Advanced Tips for More Accurate Forage Per Acre Decisions
- Calibrate your factor with clipping: Clip several quadrats, dry samples, and convert to lb DM/acre. This dramatically improves confidence.
- Track paddock history: Fertility events, rest days, and rainfall can explain large productivity differences.
- Use exclusion cages: Compare grazed versus ungrazed biomass to monitor true utilization and recovery.
- Integrate weather risk: In dry years, reduce utilization targets and shorten planning horizons.
- Link forage estimates to economics: Cost per lb of grazed DM is a powerful KPI for management decisions.
Worked Example
Assume you have 40 acres of cool-season pasture averaging 8 inches of grazeable height. You start with a density factor of 200 lb DM/acre-inch, 30% dry matter, and 50% utilization.
- Produced forage per acre (DM basis after moisture adjustment): 8 × 200 × 0.30 = 480 lb DM/acre
- Grazeable forage per acre: 480 × 0.50 = 240 lb DM/acre
- Total grazeable forage: 240 × 40 = 9,600 lb DM
- If each animal needs 26 lb DM/day for 30 days, one animal needs 780 lb DM
- Animals supported: 9,600 ÷ 780 = 12.3 animals
In practice, you would likely round down for risk management, then monitor forage every week or two and adjust.
Authoritative Data Sources You Can Use
For better local accuracy, validate your assumptions with trusted public and university sources:
- USDA NASS Quick Stats (.gov) for county and state yield benchmarks.
- USDA NRCS (.gov) for grazing management and conservation planning guidance.

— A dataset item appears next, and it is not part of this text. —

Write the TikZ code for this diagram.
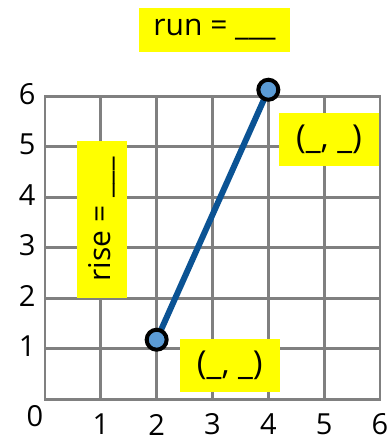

- Penn State Extension (.edu) for practical pasture measurement and grazing tools.
Final Takeaway
If you want to know how to calculate how much forage per acre, think in dry matter, use measured field data, and apply a realistic utilization rate. Then connect that forage supply directly to herd demand for a defined number of days. The farms that do this consistently tend to protect pasture persistence, reduce feed surprises, and make faster management adjustments when weather shifts. Use the calculator as your starting framework, then refine it with local clipping data and regular monitoring to turn estimates into reliable decisions.